What is a Sybil Attack?
A Sybil attack occurs when a single actor creates multiple fake accounts or identities in a system to gain an unfair advantage, whether that’s more votes, more rewards, or more access.
In Web3, where wallets can be generated endlessly and anonymously, Sybil attacks are especially easy to execute and can be incredibly damaging. They distort governance, drain incentive programs, and undermine trust in protocols and communities.
Why Sybil Resistance Matters
Without Sybil resistance, Web3 platforms remain vulnerable to:
Manipulated governance votes
Exploited airdrops and reward programs
Spam attacks in social and community platforms
Skewed DAO participation
Fake metrics for funding or adoption
As ecosystems mature and real value flows through protocols, proving uniqueness becomes critical without sacrificing privacy or decentralization.
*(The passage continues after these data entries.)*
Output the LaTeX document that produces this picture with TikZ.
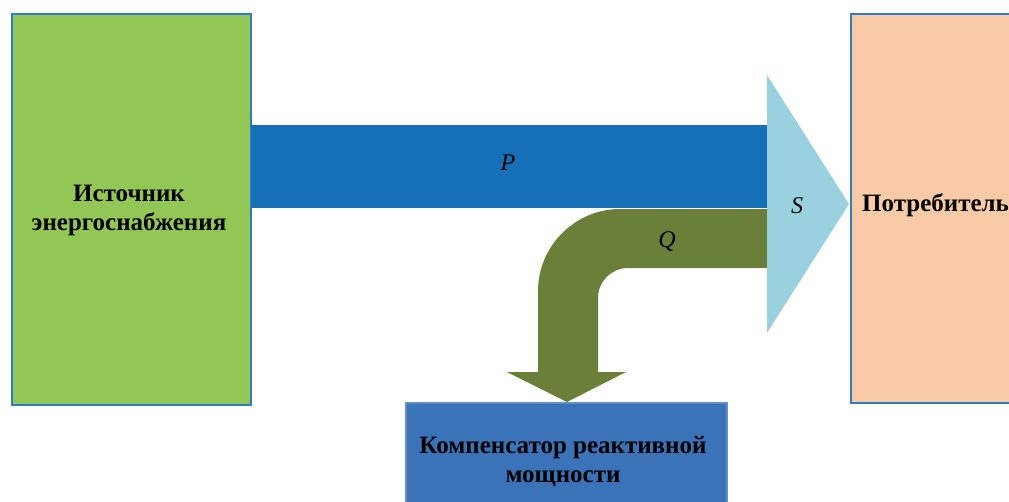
\documentclass[tikz,border=0pt]{standalone}
\usepackage{fontspec}
\setmainfont{Liberation Serif}
\definecolor{srcgreen}{HTML}{92C756}
\definecolor{pblue}{HTML}{1570B8}
\definecolor{sblue}{HTML}{99D1DF}
\definecolor{qgreen}{HTML}{6A7F38}
\definecolor{cons}{HTML}{F8CBA6}
\definecolor{compblue}{HTML}{3B73B9}
\definecolor{edge}{HTML}{2E7BCB}
\begin{document}
\begin{tikzpicture}[x=1pt,y=-1pt,
  box/.style={draw=edge, line width=2pt, anchor=north west, inner sep=0pt,
    align=center, font=\fontsize{25}{29}\selectfont\bfseries},
  txt/.style={font=\fontsize{25}{29}\selectfont\bfseries, inner sep=0pt, align=center},
  lbl/.style={font=\fontsize{24}{29}\selectfont\itshape, inner sep=0pt}]
\useasboundingbox (0,0) rectangle (1009,501);
\clip (0,0) rectangle (1009,501);
% boxes
\node[box, fill=srcgreen, minimum width=239pt, minimum height=391pt] (src) at (11,13) {};
\node[txt] (srctext) at (129,210) {Источник\\энергоснабжения};
\node[box, fill=cons, minimum width=200pt, minimum height=389pt] (cons) at (850,13) {};
\node[box, fill=compblue, draw=compblue!80!white, minimum width=321pt, minimum height=120pt] (comp) at (405,402) {};
\node[txt] (comptext) at (563,462) {Компенсатор реактивной\\мощности};
\node[txt, anchor=west] (constext) at (862,205) {Потребитель};
% P band
\coordinate (pa) at (251,125);
\coordinate (pb) at (767,208);
\fill[pblue] (pa) rectangle (pb);
% Q arrow
\fill[qgreen] (767,209) -- (620,209) .. controls (575,209) and (538,246) .. (538,291)
  -- (538,372) -- (507,372) -- (567,402) -- (626,372) -- (598,372) -- (598,298)
  .. controls (598,281.4) and (611.4,268) .. (628,268) -- (767,268) -- cycle;
% S arrowhead
\coordinate (st) at (767,75);
\coordinate (sb) at (767,333);
\coordinate (stip) at (849,204);
\fill[sblue] (st) -- (stip) -- (sb) -- cycle;
% labels
\node[lbl] (P) at (508,163) {P};
\node[lbl] (Q) at (667,241) {Q};
\node[lbl] (S) at (797,206) {S};
\end{tikzpicture}
\end{document}
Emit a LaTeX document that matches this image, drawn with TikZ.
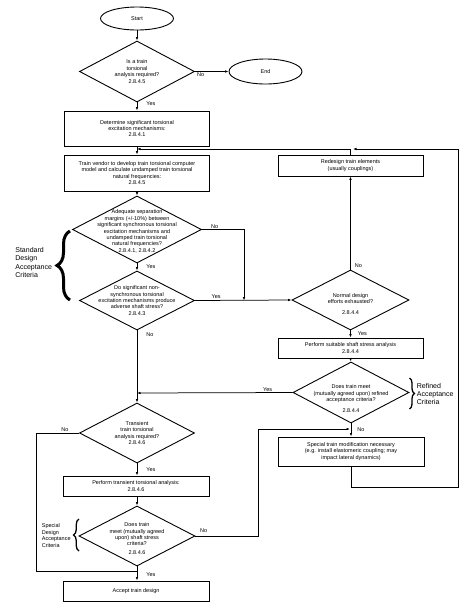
\documentclass[tikz,border=0pt]{standalone}
\usepackage{fontspec}
\setmainfont{Liberation Sans}
\usetikzlibrary{shapes.geometric,arrows.meta,decorations.pathreplacing}

\tikzset{
  txt/.style={font=\fontsize{5.5}{6.4}\selectfont, align=center},
  term/.style={ellipse, draw, line width=0.9pt, txt, minimum width=73pt, minimum height=23pt, inner sep=0pt},
  box/.style={rectangle, draw, line width=0.9pt, txt, minimum width=145pt, inner sep=1pt},
  decision/.style={diamond, draw, line width=0.9pt, minimum width=115pt, minimum height=60pt, inner sep=0pt},
  dtxt/.style={txt, inner sep=0pt},
  lbl/.style={font=\fontsize{5.5}{6.4}\selectfont, inner sep=1pt},
  crit/.style={font=\fontsize{7}{8.3}\selectfont, align=left, inner sep=0pt},
  critbrace/.style={decorate, decoration={brace, amplitude=#1}}
}

\begin{document}
\begin{tikzpicture}[x=1pt, y=-1pt, line width=0.75pt, >={Latex[length=3.5pt,width=2.6pt]}]
    \useasboundingbox (0,0) rectangle (474,606);

    % main column
    \node[term] (start) at (137,18.5) {Start};
    \node[decision, minimum height=61pt, label={[dtxt]center:{Is a train\\torsional\\analysis required?\\2.8.4.5}}] (isreq) at (137,71.5) {};
    \node[term, minimum height=25pt] (fin) at (265.5,71.5) {End};
    \node[box, minimum height=35pt] (determ) at (137,128.5) {Determine significant torsional\\excitation mechanisms:\\2.8.4.1};
    \node[box, minimum height=36pt] (vendor) at (137,173) {Train vendor to develop train torsional computer\\model and calculate undamped train torsional\\natural frequencies:\\2.8.4.5};
    \node[decision, minimum width=129pt, minimum height=67pt, label={[dtxt, yshift=-2pt]center:{Adequate separation\\margins (+/-10\%) between\\significant synchronous torsional\\excitation mechanisms and\\undamped train torsional\\natural frequencies?\\2.8.4.1, 2.8.4.2}}] (margins) at (137,229.5) {};
    \node[decision, minimum height=59pt, label={[dtxt]center:{Do significant non-\\synchronous torsional\\excitation mechanisms produce\\adverse shaft stress?\\2.8.4.3}}] (nonsync) at (137,300.5) {};
    \node[decision, label={[dtxt]center:{Transient\\train torsional\\analysis required?\\2.8.4.6}}] (transient) at (137,433) {};
    \node[box, minimum width=146pt, minimum height=20pt] (transan) at (136,486) {Perform transient torsional analysis:\\2.8.4.6};
    \node[decision, minimum width=116pt, label={[dtxt, yshift=-2.5pt]center:{Does train\\meet (mutually agreed\\upon) shaft stress\\criteria?\\[2pt]2.8.4.6}}] (shaftok) at (137,536) {};
    \node[box, minimum width=146pt, minimum height=20pt] (accept) at (136,591) {Accept train design};

    % right column
    \node[box, minimum height=21pt] (redesign) at (350.5,165.5) {Redesign train elements\\(usually couplings)};
    \node[decision, minimum width=117pt, label={[dtxt, yshift=-4pt]center:{Normal design\\efforts exhausted?\\[4pt]2.8.4.4}}] (exhaust) at (350.5,300) {};
    \node[box, minimum height=20pt] (shaftan) at (350.5,348) {Perform suitable shaft stress analysis\\2.8.4.4};
    \node[decision, minimum width=116pt, minimum height=61pt, label={[dtxt, yshift=-6pt]center:{Does train meet\\(mutually agreed upon) refined\\acceptance criteria?\\[4pt]2.8.4.4}}] (refined) at (351,392.5) {};
    \node[box, minimum width=146pt, minimum height=29pt] (special) at (351,451.5) {Special train modification necessary\\(e.g. install elastomeric coupling; may\\impact lateral dynamics)};

    % criteria
    \node[crit, anchor=west] (stdcrit) at (15,262.5) {Standard\\Design\\Acceptance\\Criteria};
    \node[crit, anchor=west] (refcrit) at (416.5,394) {Refined\\Acceptance\\Criteria};
    \node[crit, font=\fontsize{5.5}{6.7}\selectfont, anchor=west] (spccrit) at (41.5,535.5) {Special\\Design\\Acceptance\\Criteria};
    \draw[critbrace=13pt, line width=3pt] (70,300) -- (70,231);
    \draw[critbrace=5pt, line width=1.3pt] (409.5,378) -- (409.5,409);
    \draw[critbrace=5.5pt, line width=1.3pt] (79,551) -- (79,519);

    % junctions
    \coordinate (jtop) at (137,149);
    \coordinate (jred) at (353,149);
    \coordinate (rloop) at (458,487);
    \coordinate (jmid) at (244,300.5);
    \coordinate (jyes) at (137,393);
    \coordinate (sloop) at (258,429);
    \coordinate (jspec) at (350,429);
    \coordinate (jacc) at (137,571);

    % connectors
    \draw[->] (start.south) -- (isreq.north);
    \draw[->] (isreq.east) -- node[lbl, below, pos=0.17] {No} (fin.west);
    \draw[->] (isreq.south) -- node[lbl, right, pos=0.2, xshift=8pt] {Yes} (determ.north);
    \draw[->] (determ.south) -- (vendor.north);
    \draw[->] (vendor.south) -- (margins.north);
    \draw[->] (margins.south) -- node[lbl, right, xshift=8pt] {Yes} (nonsync.north);
    \draw[->] (margins.east) -- node[lbl, above, pos=0.3] {No} (margins.east -| jmid) -- (jmid);
    \draw[->] (nonsync.east) -- node[lbl, above, pos=0.22] {Yes} (exhaust.west);
    \draw[->] (nonsync.south) -- node[lbl, right, pos=0.06, xshift=8pt] {No} (transient.north);
    \draw[->] (exhaust.north) -- node[lbl, right, pos=0.04, xshift=3pt] {No} (redesign.south);
    \draw[->] (redesign.north) |- (jtop);
    \draw[->] (exhaust.south) -- node[lbl, right, xshift=6pt] {Yes} (shaftan.north);
    \draw[->] (shaftan.south) -- (refined.north);
    \draw[->] (refined.west) -- node[lbl, above, pos=0.16] {Yes} (jyes);
    \draw[->] (refined.south) -- node[lbl, right, xshift=5pt] {No} (special.north);
    \draw[->] (special.south) |- (rloop) |- (jred);
    \draw (transient.west) -- node[lbl, above, pos=0.33] {No} ++(-43,0) |- (jacc);
    \draw[->] (transient.south) -- node[lbl, right, xshift=8pt] {Yes} (transient.south |- transan.north);
    \draw[->] (transient.south |- transan.south) -- (shaftok.north);
    \draw[->] (shaftok.east) -- node[lbl, above, pos=0.13, yshift=2pt] {No} (shaftok.east -| sloop) -- (sloop) -- (jspec);
    \draw[->] (shaftok.south) -- node[lbl, right, pos=0.6, xshift=8pt] {Yes} (shaftok.south |- accept.north);
  \end{tikzpicture}
\end{document}
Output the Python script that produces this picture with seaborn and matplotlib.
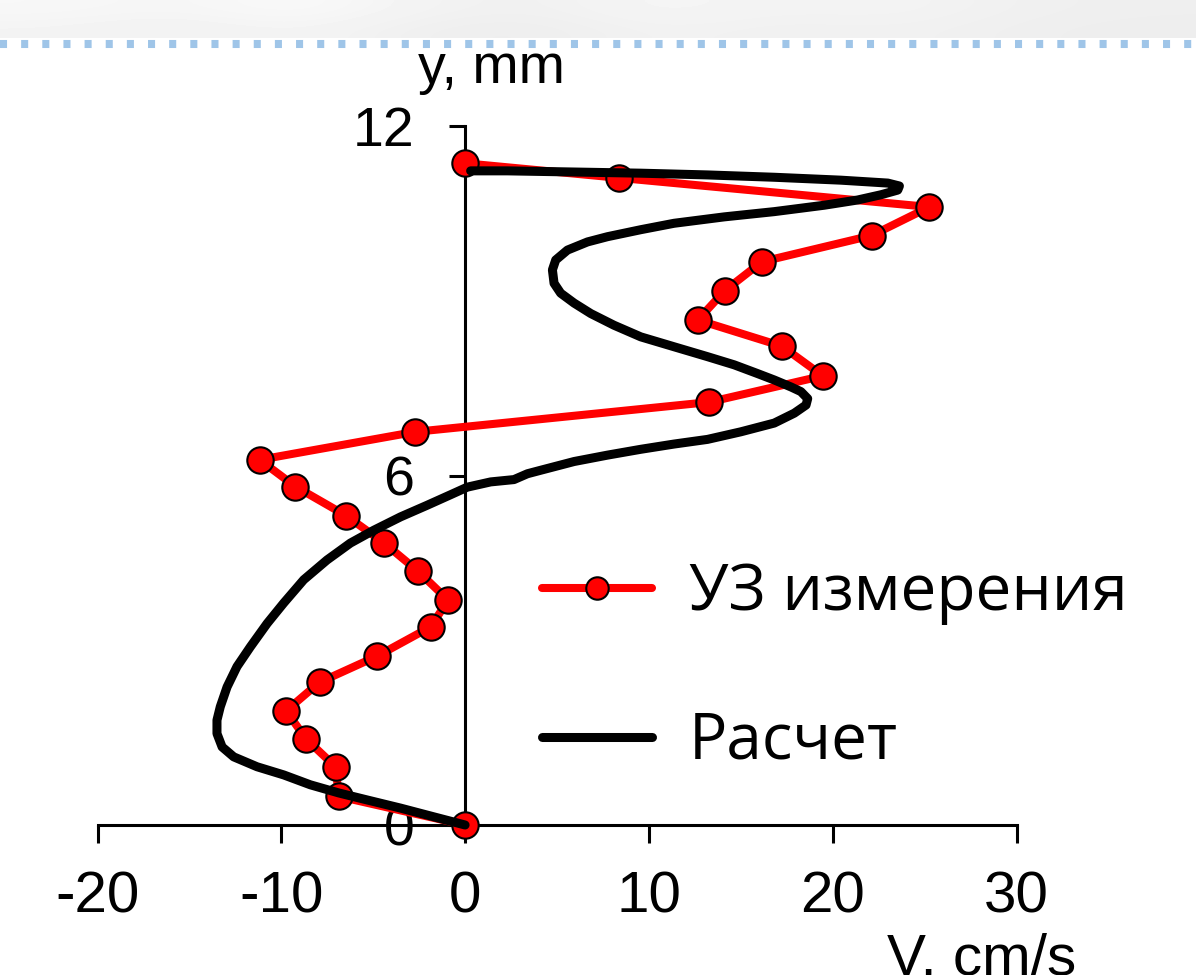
import numpy as np
import pandas as pd
import matplotlib
matplotlib.use("Agg")
import matplotlib.pyplot as plt
import seaborn as sns

# Measured velocity profile (ultrasound), V in cm/s vs height y in mm
meas_v = [0.0, -6.87, -7.05, -8.63, -9.74, -7.92, -4.78, -1.88, -0.92, -2.57,
          -4.40, -6.47, -9.23, -11.18, -2.70, 13.28, 19.46, 17.24, 12.66, 14.12,
          16.15, 22.12, 25.26, 8.36, 0.0]
meas_y = [0.0, 0.49, 1.00, 1.47, 1.96, 2.45, 2.90, 3.40, 3.86, 4.36,
          4.84, 5.31, 5.81, 6.27, 6.75, 7.26, 7.71, 8.22, 8.67, 9.17,
          9.67, 10.12, 10.61, 11.11, 11.36]

# Computed profile
calc_v = [0.0, -1.70, -3.51, -5.33, -6.87, -8.42, -9.87, -11.32, -12.59, -13.22,
          -13.50, -13.50, -13.32, -12.95, -12.41, -11.68, -10.77, -9.87, -8.78, -7.51,
          -6.24, -4.97, -3.51, -2.06, -0.79, 0.12, 1.39, 2.66, 3.39, 4.11,
          5.93, 7.75, 9.56, 11.37, 13.19, 15.00, 16.82, 17.91, 18.55, 18.64,
          18.27, 17.73, 16.82, 15.91, 14.64, 13.19, 11.37, 9.56, 8.10, 6.84,
          5.93, 5.20, 4.84, 4.75, 4.93, 5.57, 6.66, 7.75, 9.56, 11.37,
          14.10, 16.82, 19.54, 21.36, 22.63, 23.54, 23.63, 23.00, 20.45, 16.82,
          13.19, 9.56, 5.93, 2.30, 0.30]
calc_y = [0.00, 0.14, 0.29, 0.43, 0.55, 0.69, 0.86, 1.00, 1.17, 1.34,
          1.57, 1.80, 2.03, 2.37, 2.72, 3.06, 3.46, 3.81, 4.21, 4.55,
          4.84, 5.06, 5.29, 5.49, 5.67, 5.80, 5.89, 5.93, 6.03, 6.09,
          6.24, 6.35, 6.45, 6.54, 6.62, 6.75, 6.90, 7.07, 7.21, 7.32,
          7.44, 7.52, 7.64, 7.75, 7.90, 8.04, 8.21, 8.38, 8.58, 8.78,
          8.96, 9.13, 9.30, 9.53, 9.70, 9.87, 10.01, 10.10, 10.22, 10.33,
          10.44, 10.53, 10.64, 10.73, 10.82, 10.90, 10.97, 11.02, 11.07, 11.12,
          11.16, 11.19, 11.21, 11.23, 11.23]

x_ticks = [-20, -10, 0, 10, 20, 30]
y_ticks = [0, 6, 12]
label_meas = "УЗ измерения"
label_calc = "Расчет"
x_label = "V, cm/s"
y_label = "y, mm"

sns.set_theme(style="white")
plt.rcParams["font.family"] = ["Liberation Sans", "DejaVu Sans"]
plt.rcParams["text.color"] = "black"
plt.rcParams["xtick.color"] = "black"
plt.rcParams["ytick.color"] = "black"

W, H = 1196, 975
fig = plt.figure(figsize=(W / 100, H / 100), dpi=100)
fig.patch.set_facecolor("white")

# header strip with a dotted rule
ax_bg = fig.add_axes([0, 0, 1, 1], zorder=-5)
ax_bg.set_xlim(0, W)
ax_bg.set_ylim(H, 0)
ax_bg.axis("off")
shade = np.array([[0.97, 0.96, 0.98, 0.95, 0.94, 0.965, 0.95, 0.955, 0.94, 0.935],
                  [0.955, 0.945, 0.96, 0.935, 0.93, 0.95, 0.94, 0.945, 0.935, 0.93]])
ax_bg.imshow(shade, extent=[0, W, 38, 0], cmap="gray", vmin=0, vmax=1,
             interpolation="bicubic", aspect="auto")
ax_bg.plot([0, W], [44, 44], color="#9fc5e8", lw=5.8, linestyle=(0, (0.875, 1.75)))

# main axes
ax = fig.add_axes([97.5 / W, 150 / H, 919 / W, 699 / H])
ax.set_facecolor("none")
ax.set_xlim(-20, 30)
ax.set_ylim(0, 12)

df_meas = pd.DataFrame({"v": meas_v, "y": meas_y})
df_calc = pd.DataFrame({"v": calc_v, "y": calc_y})

sns.lineplot(data=df_meas, x="v", y="y", sort=False, estimator=None, ax=ax,
             color="#ff0000", lw=5.8, marker="o", markersize=19,
             markerfacecolor="#ff0000", markeredgecolor="black",
             markeredgewidth=1.5, label=label_meas, zorder=3, clip_on=False,
             solid_joinstyle="round", solid_capstyle="round")
sns.lineplot(data=df_calc, x="v", y="y", sort=False, estimator=None, ax=ax,
             color="black", lw=6.5, label=label_calc, zorder=4, clip_on=False,
             solid_joinstyle="round", solid_capstyle="round")

for s in ("top", "right"):
    ax.spines[s].set_visible(False)
ax.spines["left"].set_position(("data", 0))
ax.spines["bottom"].set_position(("data", 0))
ax.spines["left"].set_bounds(0, 12)
ax.spines["bottom"].set_bounds(-20, 30)
for s in ("left", "bottom"):
    ax.spines[s].set_color("black")
    ax.spines[s].set_linewidth(2.2)
    ax.spines[s].set_zorder(2)

ax.set_xticks(x_ticks)
ax.set_yticks(y_ticks)
ax.set_xticklabels([str(t) for t in x_ticks])
ax.set_yticklabels([str(t) for t in y_ticks])
ax.tick_params(axis="x", direction="out", length=13, width=2.2, pad=20,
               labelsize=42, colors="black", bottom=True)
ax.tick_params(axis="y", direction="out", length=11.5, width=2.2, pad=25,
               labelsize=40, colors="black", left=True)
ax.set_xlabel("")
ax.set_ylabel("")

ax.text(1.44, 12.74, y_label, ha="center", va="baseline", fontsize=40,
        color="black", clip_on=False)
ax.text(28.08, -2.575, x_label, ha="center", va="baseline", fontsize=42,
        color="black", clip_on=False)

handles, labels = ax.get_legend_handles_labels()
leg = ax.legend(handles, labels, loc="upper left",
                bbox_to_anchor=(542 / W, 1 - 561 / H), bbox_transform=fig.transFigure,
                frameon=False, prop={"family": ["Open Sans", "DejaVu Sans"], "size": 46},
                handlelength=1.72, handletextpad=0.58, labelspacing=1.33,
                borderpad=0, borderaxespad=0, markerscale=0.85)
for t in leg.get_texts():
    t.set_color("black")

fig.savefig("out.png", dpi=100)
How Humanity Protocol Solves It
Humanity Protocol offers Sybil resistance with privacy baked in. Through biometric-based identity and zero-knowledge credentials, it ensures each user is:
A real human
Unique across the network
Able to prove it without exposing personal data
Projects can integrate Humanity Protocol to ensure that every account represents one verified individual, whether they’re voting in a DAO, claiming rewards, or accessing gated features.
What This Enables
DAOs can confidently adopt one-person-one-vote models
DeFi platforms can prevent multi-wallet farming of incentives
SocialFi apps can filter bots and fake engagement
Airdrops go to real users, not exploit networks
Public goods funding reflects true community will, not manipulated outcomes
All of this happens without traditional KYC, centralized databases, or user friction.